* _SHORT TASK_:
Return the records that follow unaltered. Omit every picture.

* _INFORMATION GIVEN_:
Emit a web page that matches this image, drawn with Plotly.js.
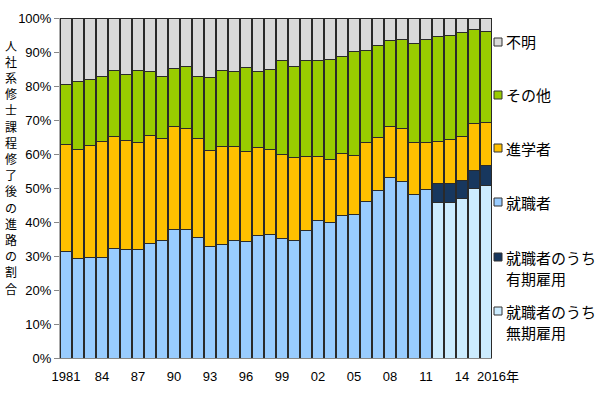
<!DOCTYPE html>
<html>
<head>
<meta charset="utf-8">
<script src="https://cdn.plot.ly/plotly-3.0.1.min.js"></script>
<style>html,body{margin:0;padding:0;background:#fff;}#chart{width:600px;height:398px;}</style>
</head>
<body>
<div id="chart"></div>
<script>
// Years 1981-2016
const years = [1981,1982,1983,1984,1985,1986,1987,1988,1989,1990,1991,1992,1993,1994,1995,1996,1997,1998,
               1999,2000,2001,2002,2003,2004,2005,2006,2007,2008,2009,2010,2011,2012,2013,2014,2015,2016];

// 就職者 (1981-2011), null afterwards
const shushoku = [31.2,29.2,29.5,29.7,32.2,31.9,31.8,33.7,34.7,37.7,37.8,35.3,32.7,33.5,34.6,34.4,35.9,36.4,
                  35.1,34.5,37.5,40.5,39.9,41.8,42.3,46.1,49.4,53.2,52.0,48.0,49.6,null,null,null,null,null];

// 就職者のうち無期雇用 (2012-2016)
const mukiValues = [45.7,45.7,46.8,50.0,50.6];
// 就職者のうち有期雇用 (2012-2016)
const yukiValues = [5.6,5.6,5.3,5.1,5.9];

// 進学者
const shingaku = [31.5,32.2,33.0,33.9,33.0,32.2,31.6,31.7,29.8,30.5,29.6,29.2,28.4,28.7,27.5,26.4,26.0,24.9,
                  24.9,24.5,21.9,18.9,18.6,18.3,17.4,17.4,15.5,14.8,15.4,15.3,13.8,12.5,13.0,13.1,13.8,12.8];

// その他
const sonota = [17.8,19.9,19.4,19.1,19.3,19.4,21.2,18.9,18.3,17.0,18.3,18.4,21.4,22.3,22.2,24.5,22.5,23.5,
                27.4,26.6,28.1,28.2,29.3,28.5,30.4,27.0,26.9,25.5,26.3,29.3,30.3,30.8,30.7,30.4,27.8,26.6];

// 不明
const fumei = [19.5,18.7,18.1,17.3,15.5,16.5,15.4,15.7,17.2,14.8,14.3,17.1,17.5,15.5,15.7,14.7,15.6,15.2,
               12.6,14.4,12.5,12.4,12.2,11.4,9.9,9.5,8.2,6.5,6.3,7.4,6.3,5.4,5.0,4.4,3.3,4.1];

const tickYears = [1981,1984,1987,1990,1993,1996,1999,2002,2005,2008,2011,2014];
const tickLabels = ['1981','84','87','90','93','96','99','02','05','08','11','14'];
const lastYearLabel = '2016年';

const yTitle = '人社系修士課程修了後の進路の割合';

// Legend entries (top to bottom)
const legendNames = [['不明'], ['その他'], ['進学者'], ['就職者'], ['就職者のうち','有期雇用'], ['就職者のうち','無期雇用']];
const legendColors = ['#D9D9D9', '#99CC00', '#FFC000', '#99CCFF', '#17375E', '#CCECFF'];

const nPre = years.length - mukiValues.length;
const muki = years.map((y,i) => i < nPre ? null : mukiValues[i - nPre]);
const yuki = years.map((y,i) => i < nPre ? null : yukiValues[i - nPre]);

const lineStyle = {color:'#2a2a2a', width:1};
function tr(name, vals, color){
  return {type:'bar', x:years, y:vals, name:name,
          marker:{color:color, line:lineStyle}, hoverinfo:'x+y+name'};
}

const data = [
  tr('就職者のうち無期雇用', muki, legendColors[5]),
  tr('就職者のうち有期雇用', yuki, legendColors[4]),
  tr('就職者', shushoku, legendColors[3]),
  tr('進学者', shingaku, legendColors[2]),
  tr('その他', sonota, legendColors[1]),
  tr('不明', fumei, legendColors[0])
];

const jp = 'Noto Sans CJK JP, sans-serif';
const lat = 'Liberation Sans, Arial, Noto Sans CJK JP, sans-serif';

// pixel -> paper helpers (plot area: x 60..492, y 18..358)
const PL = 60, PW = 432, PT = 18, PH = 340;
const px = x => (x - PL) / PW;
const py = y => (PT + PH - y) / PH;

const annotations = [];
const shapes = [];

// vertical y-axis title, one character per line
const chars = Array.from(yTitle);
chars.forEach((c, i) => {
  const yc = 45 + i * (288 - 45) / (chars.length - 1);
  annotations.push({xref:'paper', yref:'paper', x:px(11), y:py(yc), xanchor:'center', yanchor:'middle',
    text:c, showarrow:false, borderpad:0, font:{family:jp, size:12, color:'#000'}});
});

// last x label, shifted right as in the reference
annotations.push({xref:'x', yref:'paper', x:years[years.length-1], y:0, yanchor:'top', xanchor:'center',
  xshift:12, yshift:-10, text:lastYearLabel, showarrow:false, borderpad:0, font:{family:lat, size:13, color:'#000'}});

// custom legend
const legendY = [42, 95, 148, 202, 257, 311];
legendNames.forEach((lines, i) => {
  const yc = legendY[i];
  shapes.push({type:'rect', xref:'paper', yref:'paper', x0:px(494), x1:px(502), y0:py(yc+4), y1:py(yc-4),
    fillcolor:legendColors[i], line:{color:'#333', width:1}});
  lines.forEach((t, j) => {
    annotations.push({xref:'paper', yref:'paper', x:px(505), y:py(yc + j*21), xanchor:'left', yanchor:'middle',
      text:t, showarrow:false, borderpad:0, font:{family:jp, size:15, color:'#000'}});
  });
});

const layout = {
  width:600, height:398,
  margin:{l:PL, r:600-PL-PW, t:PT, b:398-PT-PH},
  barmode:'stack', bargap:1/12,
  paper_bgcolor:'#fff', plot_bgcolor:'#9a9a9a',
  font:{family:lat, size:13, color:'#000'},
  xaxis:{range:[1980.5,2016.5], tickmode:'array', tickvals:tickYears, ticktext:tickLabels, tickangle:0,
         showgrid:false, zeroline:false, showline:true, linecolor:'#888', linewidth:1,
         ticks:'', ticklabelstandoff:6, tickfont:{family:lat, size:13}, fixedrange:true},
  yaxis:{range:[0,100], dtick:10, ticksuffix:'%', showgrid:false, zeroline:false,
         showline:true, linecolor:'#aaa', linewidth:1, ticks:'outside', ticklen:5, tickcolor:'#888',
         tickfont:{family:lat, size:13}, fixedrange:true},
  showlegend:false,
  annotations:annotations,
  shapes:shapes
};

Plotly.newPlot('chart', data, layout, {displayModeBar:false, staticPlot:true});
</script>
</body>
</html>
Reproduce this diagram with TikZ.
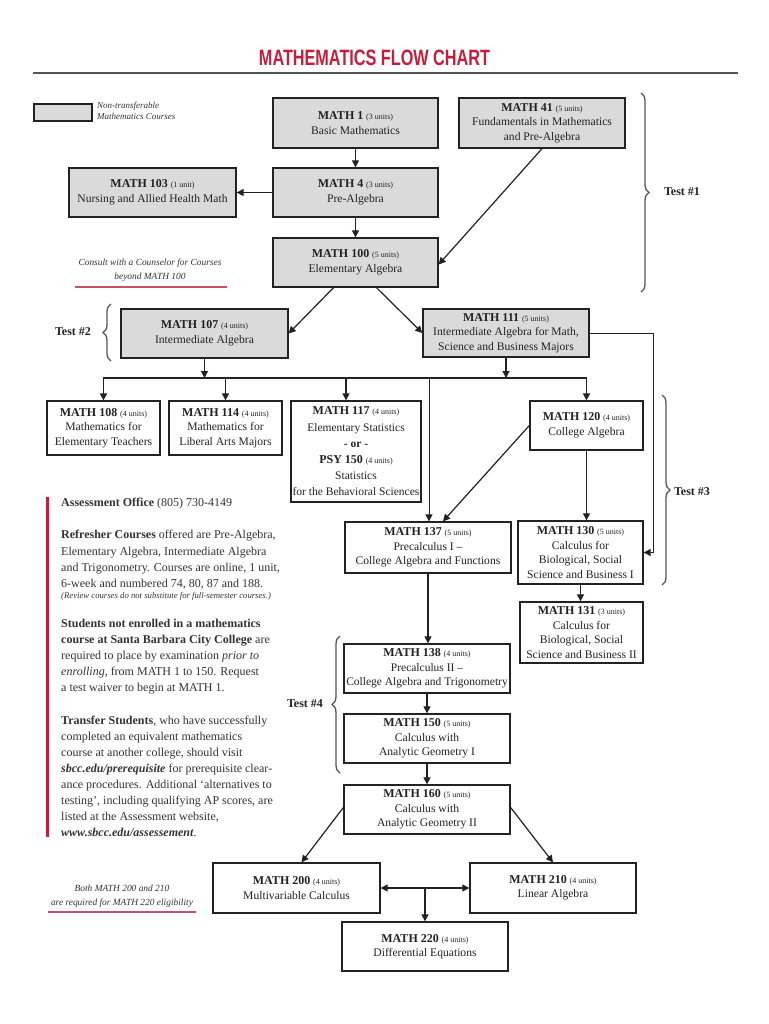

* _SOLUTION_:
Emit a web page that matches this image, drawn with Plotly.js.
<!DOCTYPE html>
<html>
<head>
<meta charset="utf-8">
<script src="https://cdn.plot.ly/plotly-3.0.1.min.js"></script>
<style>html,body{margin:0;padding:0;background:#fff;}#chart{width:600px;height:398px;}</style>
</head>
<body>
<div id="chart"></div>
<script>
// Years 1981-2016
const years = [1981,1982,1983,1984,1985,1986,1987,1988,1989,1990,1991,1992,1993,1994,1995,1996,1997,1998,
               1999,2000,2001,2002,2003,2004,2005,2006,2007,2008,2009,2010,2011,2012,2013,2014,2015,2016];

// 就職者 (1981-2011), null afterwards
const shushoku = [31.2,29.2,29.5,29.7,32.2,31.9,31.8,33.7,34.7,37.7,37.8,35.3,32.7,33.5,34.6,34.4,35.9,36.4,
                  35.1,34.5,37.5,40.5,39.9,41.8,42.3,46.1,49.4,53.2,52.0,48.0,49.6,null,null,null,null,null];

// 就職者のうち無期雇用 (2012-2016)
const mukiValues = [45.7,45.7,46.8,50.0,50.6];
// 就職者のうち有期雇用 (2012-2016)
const yukiValues = [5.6,5.6,5.3,5.1,5.9];

// 進学者
const shingaku = [31.5,32.2,33.0,33.9,33.0,32.2,31.6,31.7,29.8,30.5,29.6,29.2,28.4,28.7,27.5,26.4,26.0,24.9,
                  24.9,24.5,21.9,18.9,18.6,18.3,17.4,17.4,15.5,14.8,15.4,15.3,13.8,12.5,13.0,13.1,13.8,12.8];

// その他
const sonota = [17.8,19.9,19.4,19.1,19.3,19.4,21.2,18.9,18.3,17.0,18.3,18.4,21.4,22.3,22.2,24.5,22.5,23.5,
                27.4,26.6,28.1,28.2,29.3,28.5,30.4,27.0,26.9,25.5,26.3,29.3,30.3,30.8,30.7,30.4,27.8,26.6];

// 不明
const fumei = [19.5,18.7,18.1,17.3,15.5,16.5,15.4,15.7,17.2,14.8,14.3,17.1,17.5,15.5,15.7,14.7,15.6,15.2,
               12.6,14.4,12.5,12.4,12.2,11.4,9.9,9.5,8.2,6.5,6.3,7.4,6.3,5.4,5.0,4.4,3.3,4.1];

const tickYears = [1981,1984,1987,1990,1993,1996,1999,2002,2005,2008,2011,2014];
const tickLabels = ['1981','84','87','90','93','96','99','02','05','08','11','14'];
const lastYearLabel = '2016年';

const yTitle = '人社系修士課程修了後の進路の割合';

// Legend entries (top to bottom)
const legendNames = [['不明'], ['その他'], ['進学者'], ['就職者'], ['就職者のうち','有期雇用'], ['就職者のうち','無期雇用']];
const legendColors = ['#D9D9D9', '#99CC00', '#FFC000', '#99CCFF', '#17375E', '#CCECFF'];

const nPre = years.length - mukiValues.length;
const muki = years.map((y,i) => i < nPre ? null : mukiValues[i - nPre]);
const yuki = years.map((y,i) => i < nPre ? null : yukiValues[i - nPre]);

const lineStyle = {color:'#2a2a2a', width:1};
function tr(name, vals, color){
  return {type:'bar', x:years, y:vals, name:name,
          marker:{color:color, line:lineStyle}, hoverinfo:'x+y+name'};
}

const data = [
  tr('就職者のうち無期雇用', muki, legendColors[5]),
  tr('就職者のうち有期雇用', yuki, legendColors[4]),
  tr('就職者', shushoku, legendColors[3]),
  tr('進学者', shingaku, legendColors[2]),
  tr('その他', sonota, legendColors[1]),
  tr('不明', fumei, legendColors[0])
];

const jp = 'Noto Sans CJK JP, sans-serif';
const lat = 'Liberation Sans, Arial, Noto Sans CJK JP, sans-serif';

// pixel -> paper helpers (plot area: x 60..492, y 18..358)
const PL = 60, PW = 432, PT = 18, PH = 340;
const px = x => (x - PL) / PW;
const py = y => (PT + PH - y) / PH;

const annotations = [];
const shapes = [];

// vertical y-axis title, one character per line
const chars = Array.from(yTitle);
chars.forEach((c, i) => {
  const yc = 45 + i * (288 - 45) / (chars.length - 1);
  annotations.push({xref:'paper', yref:'paper', x:px(11), y:py(yc), xanchor:'center', yanchor:'middle',
    text:c, showarrow:false, borderpad:0, font:{family:jp, size:12, color:'#000'}});
});

// last x label, shifted right as in the reference
annotations.push({xref:'x', yref:'paper', x:years[years.length-1], y:0, yanchor:'top', xanchor:'center',
  xshift:12, yshift:-10, text:lastYearLabel, showarrow:false, borderpad:0, font:{family:lat, size:13, color:'#000'}});

// custom legend
const legendY = [42, 95, 148, 202, 257, 311];
legendNames.forEach((lines, i) => {
  const yc = legendY[i];
  shapes.push({type:'rect', xref:'paper', yref:'paper', x0:px(494), x1:px(502), y0:py(yc+4), y1:py(yc-4),
    fillcolor:legendColors[i], line:{color:'#333', width:1}});
  lines.forEach((t, j) => {
    annotations.push({xref:'paper', yref:'paper', x:px(505), y:py(yc + j*21), xanchor:'left', yanchor:'middle',
      text:t, showarrow:false, borderpad:0, font:{family:jp, size:15, color:'#000'}});
  });
});

const layout = {
  width:600, height:398,
  margin:{l:PL, r:600-PL-PW, t:PT, b:398-PT-PH},
  barmode:'stack', bargap:1/12,
  paper_bgcolor:'#fff', plot_bgcolor:'#9a9a9a',
  font:{family:lat, size:13, color:'#000'},
  xaxis:{range:[1980.5,2016.5], tickmode:'array', tickvals:tickYears, ticktext:tickLabels, tickangle:0,
         showgrid:false, zeroline:false, showline:true, linecolor:'#888', linewidth:1,
         ticks:'', ticklabelstandoff:6, tickfont:{family:lat, size:13}, fixedrange:true},
  yaxis:{range:[0,100], dtick:10, ticksuffix:'%', showgrid:false, zeroline:false,
         showline:true, linecolor:'#aaa', linewidth:1, ticks:'outside', ticklen:5, tickcolor:'#888',
         tickfont:{family:lat, size:13}, fixedrange:true},
  showlegend:false,
  annotations:annotations,
  shapes:shapes
};

Plotly.newPlot('chart', data, layout, {displayModeBar:false, staticPlot:true});
</script>
</body>
</html>
Reproduce this diagram with TikZ.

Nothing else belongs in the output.